Sunday, July 3, 2011

Death as a Teacher

 

I have been away from this blog far too many months. Although it is not an excuse, I have to admit that my other blog and all the events I described in it used up a lot of my energy and time.

I just re-read the two books I had kept years ago, written by Dr. Brian L. Weiss, a doctor in psychiatry in Miami, Florida. The first one is titled “Many Lives, Many Masters” and the second one “Through Time into Healing”. In the first one, he describes how he stumbled across how past life recall by a patient under hypnosis can reveal prior lives experiences to be the cause of current life problems. The second is further exploration of how patients’ prior lives had influenced their current one.

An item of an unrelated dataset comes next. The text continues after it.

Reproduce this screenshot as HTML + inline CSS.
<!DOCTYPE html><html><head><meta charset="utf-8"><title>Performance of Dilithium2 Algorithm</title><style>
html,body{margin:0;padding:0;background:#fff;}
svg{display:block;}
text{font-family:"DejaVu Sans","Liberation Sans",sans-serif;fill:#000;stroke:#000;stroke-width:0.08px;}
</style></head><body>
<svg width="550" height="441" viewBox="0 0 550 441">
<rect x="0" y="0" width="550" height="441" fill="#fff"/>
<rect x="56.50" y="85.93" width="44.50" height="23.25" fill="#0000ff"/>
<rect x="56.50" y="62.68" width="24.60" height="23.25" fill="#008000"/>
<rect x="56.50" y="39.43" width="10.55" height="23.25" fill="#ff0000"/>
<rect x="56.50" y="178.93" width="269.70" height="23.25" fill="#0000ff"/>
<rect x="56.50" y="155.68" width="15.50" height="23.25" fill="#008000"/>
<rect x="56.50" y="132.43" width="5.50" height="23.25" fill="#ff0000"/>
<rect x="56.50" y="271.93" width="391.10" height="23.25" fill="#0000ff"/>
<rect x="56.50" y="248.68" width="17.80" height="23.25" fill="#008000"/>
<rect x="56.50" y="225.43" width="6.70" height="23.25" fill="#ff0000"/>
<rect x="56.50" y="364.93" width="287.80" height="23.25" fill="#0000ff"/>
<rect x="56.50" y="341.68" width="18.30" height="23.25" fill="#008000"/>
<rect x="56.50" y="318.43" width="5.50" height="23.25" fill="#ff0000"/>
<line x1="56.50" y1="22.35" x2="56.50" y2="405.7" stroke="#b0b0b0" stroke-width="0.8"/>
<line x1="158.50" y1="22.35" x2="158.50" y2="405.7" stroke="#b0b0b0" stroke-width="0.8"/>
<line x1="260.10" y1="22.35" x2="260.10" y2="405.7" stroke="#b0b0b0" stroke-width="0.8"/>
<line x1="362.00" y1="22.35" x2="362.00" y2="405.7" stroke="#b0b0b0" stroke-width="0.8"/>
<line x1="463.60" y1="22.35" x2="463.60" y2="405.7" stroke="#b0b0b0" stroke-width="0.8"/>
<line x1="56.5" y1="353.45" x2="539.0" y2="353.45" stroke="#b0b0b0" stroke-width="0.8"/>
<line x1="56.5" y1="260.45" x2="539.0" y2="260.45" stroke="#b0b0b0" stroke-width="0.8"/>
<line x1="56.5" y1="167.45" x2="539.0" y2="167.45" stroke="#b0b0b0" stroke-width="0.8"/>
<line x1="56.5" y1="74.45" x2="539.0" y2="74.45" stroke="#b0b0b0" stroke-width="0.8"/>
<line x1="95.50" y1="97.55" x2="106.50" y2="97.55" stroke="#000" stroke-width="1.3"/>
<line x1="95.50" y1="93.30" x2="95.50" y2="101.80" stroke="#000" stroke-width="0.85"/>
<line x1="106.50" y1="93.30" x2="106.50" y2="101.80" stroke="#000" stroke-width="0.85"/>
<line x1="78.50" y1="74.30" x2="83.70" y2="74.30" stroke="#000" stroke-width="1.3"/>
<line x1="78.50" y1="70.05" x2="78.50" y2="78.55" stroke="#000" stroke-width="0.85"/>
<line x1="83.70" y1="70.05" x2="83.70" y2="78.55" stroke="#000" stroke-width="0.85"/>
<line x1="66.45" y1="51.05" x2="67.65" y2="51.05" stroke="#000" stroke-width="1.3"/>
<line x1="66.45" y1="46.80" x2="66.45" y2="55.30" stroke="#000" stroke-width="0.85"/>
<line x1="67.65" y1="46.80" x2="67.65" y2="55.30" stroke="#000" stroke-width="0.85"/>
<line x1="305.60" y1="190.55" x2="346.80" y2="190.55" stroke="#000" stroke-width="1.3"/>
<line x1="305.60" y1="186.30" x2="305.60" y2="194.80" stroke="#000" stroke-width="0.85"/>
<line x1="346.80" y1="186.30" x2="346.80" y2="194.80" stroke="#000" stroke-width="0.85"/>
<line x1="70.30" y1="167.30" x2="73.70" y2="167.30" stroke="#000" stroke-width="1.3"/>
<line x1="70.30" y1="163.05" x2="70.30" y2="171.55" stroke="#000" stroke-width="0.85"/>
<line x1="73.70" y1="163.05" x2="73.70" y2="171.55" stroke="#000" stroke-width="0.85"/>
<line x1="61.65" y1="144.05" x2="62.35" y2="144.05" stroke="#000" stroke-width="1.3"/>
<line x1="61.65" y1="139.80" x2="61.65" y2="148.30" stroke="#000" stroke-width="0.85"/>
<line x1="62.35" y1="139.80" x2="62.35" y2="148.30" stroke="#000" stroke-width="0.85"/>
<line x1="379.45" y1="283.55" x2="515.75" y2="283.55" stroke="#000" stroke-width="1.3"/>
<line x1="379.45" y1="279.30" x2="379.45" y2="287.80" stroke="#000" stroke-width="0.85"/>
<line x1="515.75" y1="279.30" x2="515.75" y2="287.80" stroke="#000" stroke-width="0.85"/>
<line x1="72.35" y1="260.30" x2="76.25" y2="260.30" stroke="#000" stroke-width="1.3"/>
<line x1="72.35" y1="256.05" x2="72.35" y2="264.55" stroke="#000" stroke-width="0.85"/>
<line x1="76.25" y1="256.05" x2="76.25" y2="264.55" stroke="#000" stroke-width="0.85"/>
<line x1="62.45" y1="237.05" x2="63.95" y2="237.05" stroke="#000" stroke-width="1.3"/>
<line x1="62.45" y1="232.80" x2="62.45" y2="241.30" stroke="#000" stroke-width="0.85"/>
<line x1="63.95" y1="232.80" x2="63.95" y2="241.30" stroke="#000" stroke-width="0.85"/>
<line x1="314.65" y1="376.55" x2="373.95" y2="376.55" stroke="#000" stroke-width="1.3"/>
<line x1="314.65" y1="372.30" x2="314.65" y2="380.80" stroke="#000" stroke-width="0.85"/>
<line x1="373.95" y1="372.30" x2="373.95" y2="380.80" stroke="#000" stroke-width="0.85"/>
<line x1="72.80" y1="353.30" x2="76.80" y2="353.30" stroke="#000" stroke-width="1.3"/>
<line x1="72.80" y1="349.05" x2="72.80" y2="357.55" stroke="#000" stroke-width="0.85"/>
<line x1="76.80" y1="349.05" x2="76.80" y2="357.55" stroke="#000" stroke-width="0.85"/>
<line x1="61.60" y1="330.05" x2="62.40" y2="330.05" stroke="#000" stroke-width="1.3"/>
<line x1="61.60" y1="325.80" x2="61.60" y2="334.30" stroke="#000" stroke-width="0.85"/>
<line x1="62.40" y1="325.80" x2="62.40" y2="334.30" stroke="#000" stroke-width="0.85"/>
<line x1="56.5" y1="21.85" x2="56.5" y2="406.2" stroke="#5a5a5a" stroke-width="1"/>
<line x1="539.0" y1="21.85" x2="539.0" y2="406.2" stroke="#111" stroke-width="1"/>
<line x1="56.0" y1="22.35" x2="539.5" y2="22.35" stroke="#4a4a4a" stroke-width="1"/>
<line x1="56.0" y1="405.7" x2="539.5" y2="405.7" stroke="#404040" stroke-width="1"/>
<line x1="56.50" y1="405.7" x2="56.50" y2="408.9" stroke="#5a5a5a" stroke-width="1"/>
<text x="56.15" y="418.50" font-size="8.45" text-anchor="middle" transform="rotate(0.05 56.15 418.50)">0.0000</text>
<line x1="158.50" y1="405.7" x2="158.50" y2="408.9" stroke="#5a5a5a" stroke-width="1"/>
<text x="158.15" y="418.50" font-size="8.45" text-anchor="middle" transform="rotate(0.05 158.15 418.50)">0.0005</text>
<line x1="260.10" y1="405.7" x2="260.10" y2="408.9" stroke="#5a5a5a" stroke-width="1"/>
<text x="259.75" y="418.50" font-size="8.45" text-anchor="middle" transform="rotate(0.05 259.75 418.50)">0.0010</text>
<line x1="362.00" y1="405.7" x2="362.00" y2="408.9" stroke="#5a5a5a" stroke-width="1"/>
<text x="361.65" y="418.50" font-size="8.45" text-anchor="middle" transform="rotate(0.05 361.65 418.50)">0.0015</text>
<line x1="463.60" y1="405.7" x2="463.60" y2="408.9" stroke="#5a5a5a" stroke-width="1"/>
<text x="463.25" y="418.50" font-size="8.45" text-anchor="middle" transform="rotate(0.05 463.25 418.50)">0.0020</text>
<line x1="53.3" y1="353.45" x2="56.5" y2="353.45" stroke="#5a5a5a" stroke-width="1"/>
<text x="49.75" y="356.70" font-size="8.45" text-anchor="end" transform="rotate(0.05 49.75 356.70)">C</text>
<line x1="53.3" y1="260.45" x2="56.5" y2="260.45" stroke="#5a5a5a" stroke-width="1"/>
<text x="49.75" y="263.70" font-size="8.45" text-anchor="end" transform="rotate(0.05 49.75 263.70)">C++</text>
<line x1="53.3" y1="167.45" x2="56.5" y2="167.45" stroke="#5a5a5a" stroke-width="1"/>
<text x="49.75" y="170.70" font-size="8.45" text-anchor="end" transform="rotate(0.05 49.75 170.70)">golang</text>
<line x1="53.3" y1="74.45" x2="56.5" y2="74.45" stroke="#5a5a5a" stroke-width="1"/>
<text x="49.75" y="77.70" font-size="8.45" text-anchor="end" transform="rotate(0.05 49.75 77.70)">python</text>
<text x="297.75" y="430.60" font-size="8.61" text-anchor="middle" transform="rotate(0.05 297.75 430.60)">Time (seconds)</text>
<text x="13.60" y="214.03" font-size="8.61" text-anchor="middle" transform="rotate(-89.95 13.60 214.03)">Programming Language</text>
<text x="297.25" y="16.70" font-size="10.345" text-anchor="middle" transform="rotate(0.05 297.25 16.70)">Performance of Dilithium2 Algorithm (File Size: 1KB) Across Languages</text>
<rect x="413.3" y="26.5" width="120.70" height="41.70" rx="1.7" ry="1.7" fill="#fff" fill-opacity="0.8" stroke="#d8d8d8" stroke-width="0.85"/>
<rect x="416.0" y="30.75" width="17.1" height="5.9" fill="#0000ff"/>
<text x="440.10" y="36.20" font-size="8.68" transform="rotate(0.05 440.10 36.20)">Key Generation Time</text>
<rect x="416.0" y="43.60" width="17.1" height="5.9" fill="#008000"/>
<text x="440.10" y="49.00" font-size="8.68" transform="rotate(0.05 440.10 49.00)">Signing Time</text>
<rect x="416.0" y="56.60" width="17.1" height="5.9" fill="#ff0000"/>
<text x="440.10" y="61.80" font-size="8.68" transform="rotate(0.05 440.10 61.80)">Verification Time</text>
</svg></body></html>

After reading also about the near-death experiences of hundreds of people described in the website Near Death Experience Foundation, I have come to the understanding that being born is far more traumatic than dying. The latter is simply going back home. Yet, virtually all who pass through that portal report that they have a comprehensive, yet instantaneous, life review of which they are the sole judge. Certain lessons were learnt or the soul might chose either a return to the current life or else, may well have to repeat a similar life for the lesson to be learnt.

On a more personal basis, I am aware of some prior lives of mine and in reviewing them, I can see how my failure to learn a specific lesson has run through many other lives. Strangely enough, material realizations count for naught. The only values to permeate a physical life are twofold – LOVE and LEARNING. To me, it is quite clear how our eventual death can be a life teacher…

When I think of facing my own judgement at my passing over, what am I likely to find? Will I be satisfied with my accomplishments in these terms, Love and Learning, or will I have to do it all over again? In this sense, contemplating one’s inevitable death can be a very wise teacher. And it can eradicate Fear completely. This lack of fear has inspired many of my decisions in life. Particularly in this later part of my life. 

I have stated that I am more spiritual than religious. The fundamental reason for this is that I want to assume complete responsibility for my thoughts and actions. Not in terms of following specific dictates of a religion, whatever it may be, but simply by reckoning that I am one with the universe and the universe includes all that lives. That would be me, as well. I must be, and will be, accountable. I, alone. 

Let my life be one of sins by commission, not by omission, which would be fear-based. You may well ask me, what about Faith? I have unshakeable faith that in using the gifts granted me by the Source of Creation, I can live without fear of anything. Life on the road has taught me that when an unforeseen complication or event occurs, help is already on the way. It has been proven to me time and time again. But I must assume MY responsibilities, physical, mental, and  spiritual. It all boils down to a simple truth found in all religions. The Golden Rule.